Zoom sur trois chiffres (2024)
- 72 % des acheteurs français disent « influencés par au moins une story Instagram » avant l’achat.
- 4,3 millions de paires vendues en ligne sur le seul mois de mai (GfK).
- 9 % de marges nettes supplémentaires pour les marques ayant une politique circulaire (recyclage + revente), souligne Deloitte.
Pourquoi les verres polarisés restent-ils incontournables ?
Question récurrente en boutique : « Qu’est-ce que la polarisation change vraiment ? » Les verres polarisés bloquent la lumière horizontale, source principale d’éblouissement. Concrètement : conduite plus sûre, perception des contrastes accrue de 15 %, fatigue visuelle réduite de 30 % (étude Université d’Aston, 2022). Pour les sports nautiques, c’est littéralement la différence entre repérer une bouée et finir sur Instagram à la rubrique « fails ».
Petit conseil : vérifiez la mention « film P0/P1 » pour une polarisation totale.
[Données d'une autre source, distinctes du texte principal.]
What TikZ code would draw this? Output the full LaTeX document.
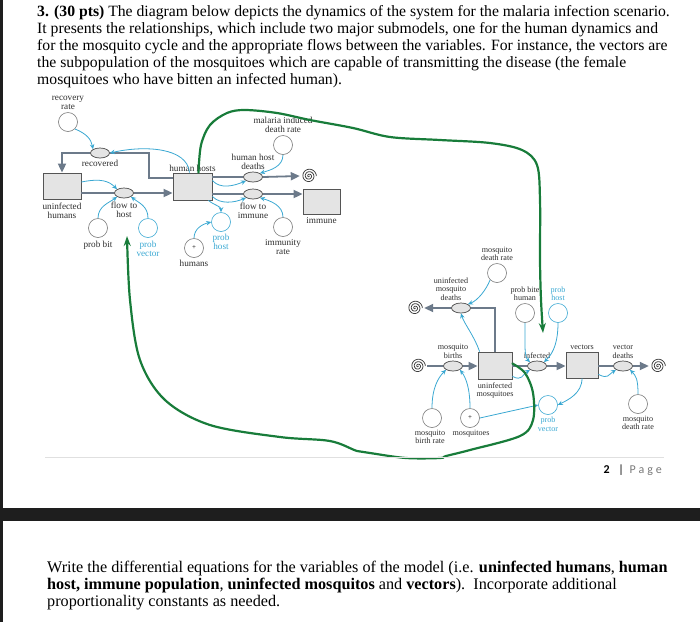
\documentclass[tikz,border=0pt]{standalone}
\usepackage{fontspec}
\setmainfont{Liberation Serif}
\newfontfamily\pagefont[LetterSpace=25]{Carlito}
\usetikzlibrary{positioning,shapes.geometric,arrows.meta}

% spiral cloud at a sink node
\newcommand{\spiralsink}[1]{%
  \draw[spiralpen,shift={(#1)}] plot[domain=0:1080,samples=100,variable=\t]
    ({0.0068*\t*cos(\t)},{0.0068*\t*sin(\t)});}

\begin{document}
\begin{tikzpicture}[x=1pt, y=-1pt,
    stock/.style={draw=boxedge, fill=boxfill, line width=0.8pt, minimum width=38pt, minimum height=26pt, inner sep=0pt},
    valve/.style={ellipse, draw=valveedge, fill=boxfill, line width=0.7pt, minimum width=19pt, minimum height=10pt, inner sep=0pt},
    aux/.style={circle, draw=auxedge, fill=white, line width=0.6pt, minimum size=19pt, inner sep=0pt, font=\fontsize{7}{7}\selectfont},
    sink/.style={circle, minimum size=18pt, inner sep=0pt},
    pipe/.style={draw=pipegray, line width=1.8pt},
    flow/.style={pipe, -{Triangle[length=9pt,width=8pt]}},
    link/.style={draw=linkcyan, line width=0.8pt, -{Stealth[length=5pt,width=4.5pt]}},
    lbl/.style={font=\fontsize{9.2}{9.2}\selectfont, align=center, inner sep=0pt, text=labelgray},
    clbl/.style={lbl, text=linkcyan},
    mlbl/.style={lbl, font=\fontsize{8.1}{8.6}\selectfont},
    mclbl/.style={mlbl, text=linkcyan},
    handpen/.style={draw=handgreen, line width=2.2pt, line cap=round, line join=round, -{Stealth[length=10pt,width=7pt]}},
    spiralpen/.style={draw=spiralgray, line width=0.75pt},
    bodytext/.style={anchor=base west, inner sep=0pt, font=\fontsize{15.7}{17}\selectfont},
    asktext/.style={bodytext, font=\fontsize{16.2}{17}\selectfont}]

    \definecolor{boxedge}{RGB}{85, 85, 85}
    \definecolor{boxfill}{RGB}{228, 228, 228}
    \definecolor{valveedge}{RGB}{70, 70, 70}
    \definecolor{auxedge}{RGB}{120, 120, 120}
    \definecolor{pipegray}{RGB}{108, 122, 138}
    \definecolor{linkcyan}{RGB}{58, 168, 210}
    \definecolor{labelgray}{RGB}{45, 45, 45}
    \definecolor{handgreen}{RGB}{24, 124, 58}
    \definecolor{spiralgray}{RGB}{60, 60, 60}
    \definecolor{pagedark}{RGB}{30, 30, 30}
    \definecolor{pagegray}{RGB}{120, 120, 120}

    \useasboundingbox (0,0) rectangle (700,622);

    % question
    \node[bodytext] (title1) at (37,16) {\textbf{3. (30 pts)} The diagram below depicts the dynamics of the system for the malaria infection scenario.};
    \node[bodytext] (title2) at (37,33) {It presents the relationships, which include two major submodels, one for the human dynamics and};
    \node[bodytext] (title3) at (37,50) {for the mosquito cycle and the appropriate flows between the variables. For instance, the vectors are};
    \node[bodytext] (title4) at (37,67) {the subpopulation of the mosquitoes which are capable of transmitting the disease (the female};
    \node[bodytext] (title5) at (37,84) {mosquitoes who have bitten an infected human).};

    % humans
    \node[stock] (unhum) at (62,186) {};
    \node[lbl, below=3pt of unhum] {uninfected\\humans};
    \node[stock, minimum width=39pt, minimum height=27pt] (hosts) at (192.5,186.5) {};
    \node[lbl, above=1pt of hosts] {human hosts};
    \node[stock, minimum width=37pt, minimum height=25pt] (immune) at (321.5,201.5) {};
    \node[lbl, below=3pt of immune] {immune};

    \node[valve] (recov) at (100,153) {};
    \node[lbl, below=2pt of recov] {recovered};
    \node[valve] (flowhost) at (124,193) {};
    \node[lbl, below=3pt of flowhost] {flow to\\host};
    \node[valve] (hdeaths) at (253,177) {};
    \node[lbl, above=2pt of hdeaths] {human host\\deaths};
    \node[valve] (flowimm) at (253,194) {};
    \node[lbl, below=3pt of flowimm] {flow to\\immune};
    \node[sink] (sinkh) at (309,176) {};

    \node[aux] (recrate) at (68,122) {};
    \node[lbl, above=2pt of recrate] {recovery\\rate};
    \node[aux] (probbit) at (98,228) {};
    \node[lbl, below=3pt of probbit] {prob bit};
    \node[aux, draw=linkcyan] (probvec) at (148,228) {};
    \node[clbl, below=3pt of probvec] {prob\\vector};
    \node[aux] (humans) at (194,248) {+};
    \node[lbl, below=2pt of humans] {humans};
    \node[aux, draw=linkcyan] (probhost) at (221,222) {};
    \node[clbl, below=2pt of probhost] {prob\\host};
    \node[aux] (mdrate) at (283,145) {};
    \node[lbl, above=2pt of mdrate] {malaria induced\\death rate};
    \node[aux] (imrate) at (283,227) {};
    \node[lbl, below=2pt of imrate] {immunity\\rate};

    \coordinate (recbend) at (149,178);
    \draw[pipe] (unhum.east |- flowhost) -- (flowhost.west);
    \draw[flow] (flowhost.east) -- (hosts.west |- flowhost);
    \draw[pipe] (hosts.west |- recbend) -- (recbend) -- (recbend |- recov) -- (recov.east);
    \draw[flow] (recov.west) -- (unhum.north |- recov) -- (unhum.north);
    \draw[pipe] (hosts.east |- hdeaths) -- (hdeaths.west);
    \draw[flow] (hdeaths.east) -- (sinkh.west);
    \draw[pipe] (hosts.east |- flowimm) -- (flowimm.west);
    \draw[flow] (flowimm.east) -- (immune.west |- flowimm);
    \spiralsink{sinkh}

    \draw[link] (recrate.south east) .. controls +(12,5) and +(-2,-10) .. (recov.north west);
    \draw[link] ([xshift=-3pt]hosts.north) .. controls +(-2,-25) and +(35,-8) .. (recov.east);
    \draw[link] ([yshift=4pt]unhum.east) .. controls +(20,-4) and +(-8,-8) .. (flowhost.north west);
    \draw[link] (probbit.north) .. controls +(0,-12) and +(-8,6) .. (flowhost.south west);
    \draw[link] (probvec.north) .. controls +(0,-12) and +(8,6) .. (flowhost.south east);
    \draw[link] ([yshift=6pt]hosts.east) .. controls +(8,9) and +(-12,5) .. (hdeaths.south west);
    \draw[link] ([yshift=-10pt]hosts.east) .. controls +(8,8) and +(-12,5) .. (flowimm.south west);
    \draw[link] ([xshift=-4pt]hosts.south east) .. controls +(6,5) and +(0,-6) .. (probhost.north);
    \draw[link] (humans.north) .. controls +(0,-10) and +(-8,2) .. (probhost.west);
    \draw[link] (mdrate.south) .. controls +(0,12) and +(10,-3) .. (hdeaths.north east);
    \draw[link] (imrate.north) .. controls +(0,-12) and +(10,3) .. (flowimm.south east);

    % mosquitoes
    \node[stock, minimum width=34pt, minimum height=27pt] (unmos) at (495,365.5) {};
    \node[mlbl, below=3pt of unmos] {uninfected\\mosquitoes};
    \node[stock, minimum width=32pt, minimum height=26pt] (vectors) at (582,365) {};
    \node[mlbl, above=2pt of vectors] {vectors};

    \node[valve] (umdeaths) at (461,308) {};
    \node[mlbl, above=2pt of umdeaths, xshift=-10pt] {uninfected\\mosquito\\deaths};
    \node[valve] (mbirths) at (453,366) {};
    \node[mlbl, above=2pt of mbirths] {mosquito\\births};
    \node[valve] (infected) at (537,366) {};
    \node[mlbl, above=2pt of infected] {infected};
    \node[valve] (vdeaths) at (623,366) {};
    \node[mlbl, above=2pt of vdeaths] {vector\\deaths};
    \node[sink] (sinkm1) at (415,308) {};
    \node[sink] (srcm) at (418,366) {};
    \node[sink] (sinkm2) at (658,366) {};

    \node[aux] (mdrate1) at (497,273) {};
    \node[mlbl, above=2pt of mdrate1] {mosquito\\death rate};
    \node[aux] (pbite) at (525,313) {};
    \node[mlbl, above=2pt of pbite] {prob bite\\human};
    \node[aux, draw=linkcyan] (phost2) at (558,313) {};
    \node[mclbl, above=2pt of phost2] {prob\\host};
    \node[aux] (mbrate) at (432,418) {};
    \node[mlbl, below=2pt of mbrate, xshift=-2pt] {mosquito\\birth rate};
    \node[aux] (mosq) at (470,418) {+};
    \node[mlbl, below=2pt of mosq, xshift=1pt] {mosquitoes};
    \node[aux, draw=linkcyan] (pvec2) at (548,405) {};
    \node[mclbl, below=2pt of pvec2] {prob\\vector};
    \node[aux] (mdrate2) at (638,404) {};
    \node[mlbl, below=2pt of mdrate2] {mosquito\\death rate};

    \draw[pipe] (unmos.north) -- (unmos.north |- umdeaths) -- (umdeaths.east);
    \draw[flow] (umdeaths.west) -- (sinkm1.east);
    \draw[pipe] (srcm.east) -- (mbirths.west);
    \draw[flow] (mbirths.east) -- (unmos.west |- mbirths);
    \draw[pipe] (unmos.east |- infected) -- (infected.west);
    \draw[flow] (infected.east) -- (vectors.west |- infected);
    \draw[pipe] (vectors.east |- vdeaths) -- (vdeaths.west);
    \draw[flow] (vdeaths.east) -- (sinkm2.west);
    \spiralsink{sinkm1}
    \spiralsink{srcm}
    \spiralsink{sinkm2}

    \draw[link] (mdrate1.south west) .. controls +(-4,10) and +(10,-4) .. (umdeaths.north east);
    \draw[link] ([xshift=2pt]unmos.north west) .. controls +(-5,-15) and +(3,10) .. (umdeaths.south);
    \draw[link] (mbrate.north) .. controls +(0,-20) and +(-8,8) .. (mbirths.south west);
    \draw[link] (mosq.north) .. controls +(0,-20) and +(6,8) .. (mbirths.south east);
    \draw[link] (mosq.east) -- (pvec2.west);
    \draw[link] (pbite.south) .. controls +(0,20) and +(-6,-6) .. (infected.north west);
    \draw[link] (phost2.south) .. controls +(0,25) and +(6,-6) .. (infected.north east);
    \draw[link] ([yshift=3pt]unmos.south east) .. controls +(10,5) and +(-8,5) .. (infected.south west);
    \draw[link] (vectors.south) .. controls +(0,15) and +(10,-5) .. (pvec2.east);
    \draw[link] ([yshift=4pt]vectors.south east) .. controls +(10,5) and +(-8,5) .. (vdeaths.south west);
    \draw[link] (mdrate2.north) .. controls +(0,-15) and +(6,6) .. (vdeaths.south east);

    % handwritten links
    \coordinate (greentip1) at (543,333);
    \coordinate (greentip2) at (127,236);
    \draw[handpen] plot[smooth, tension=0.55] coordinates {([xshift=6pt]hosts.north) (201,145) (210,125) (227,113) (245,110) (277,113) (310,120) (353,128) (390,137) (440,140) (490,143) (522,150) (537,165) (540,200) (540,260) (541,300) (greentip1)};
    \draw[handpen] plot[smooth, tension=0.55] coordinates {([yshift=2pt]unmos.east) (525,373) (533,393) (533,420) (520,436) (470,450) (446,456) (440,458) (406,458) (370,453) (357,451) (330,441) (280,437) (210,425) (165,400) (140,360) (130,300) (greentip2)};

    % page
    \draw[draw=black!12, line width=0.6pt] (45,457) -- (664,457);
    \node[anchor=base east, inner sep=0pt, font=\pagefont\fontsize{12}{12}\selectfont] (pageno) at (662,473) {\textbf{2} | \textcolor{pagegray}{Page}};
    \fill[pagedark] (0,508) rectangle (700,521);
    \fill[pagedark] (0,0) rectangle (3,622);

    \node[asktext] (ask1) at (47,572) {Write the differential equations for the variables of the model (i.e. \textbf{uninfected humans}, \textbf{human}};
    \node[asktext] (ask2) at (47,589) {\textbf{host, immune population}, \textbf{uninfected mosquitos} and \textbf{vectors}).\ \ Incorporate additional};
    \node[asktext] (ask3) at (47,606) {proportionality constants as needed.};

\end{tikzpicture}
\end{document}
Les demi-mesures existent… souvent au même prix, ce qui frôle le gag.
À garder sur le nez (et dans le viseur)
• Surdimensionné : réponse directe aux préoccupations de santé publique – plus de surface égale meilleure couverture UV.
• Pont métallique ajouré : 70’s revival, parfait pour aérer en plein cagnard.
• Cat-eye affûté : porté par Zendaya à la première de « Challengers », boost recherche +380 %.
• Clip-on magnétique : la modularité séduit, moins de 10 g ajoutés à la monture de vue.
Si vous me lisez encore, c’est que la quête de la parfaite paire de lunettes de soleil n’est plus un simple shopping spree, mais une micro-aventure scientifique et esthétique. Mon pari ? Votre prochain selfie sera filtré par un verre biosourcé, polarisé et vaguement futuriste. Gardez l’œil ouvert (et protégé), nous reparlerons bientôt du retour du verre photochromique rose – oui, rose – promis, sans lunettes roses sur les chiffres.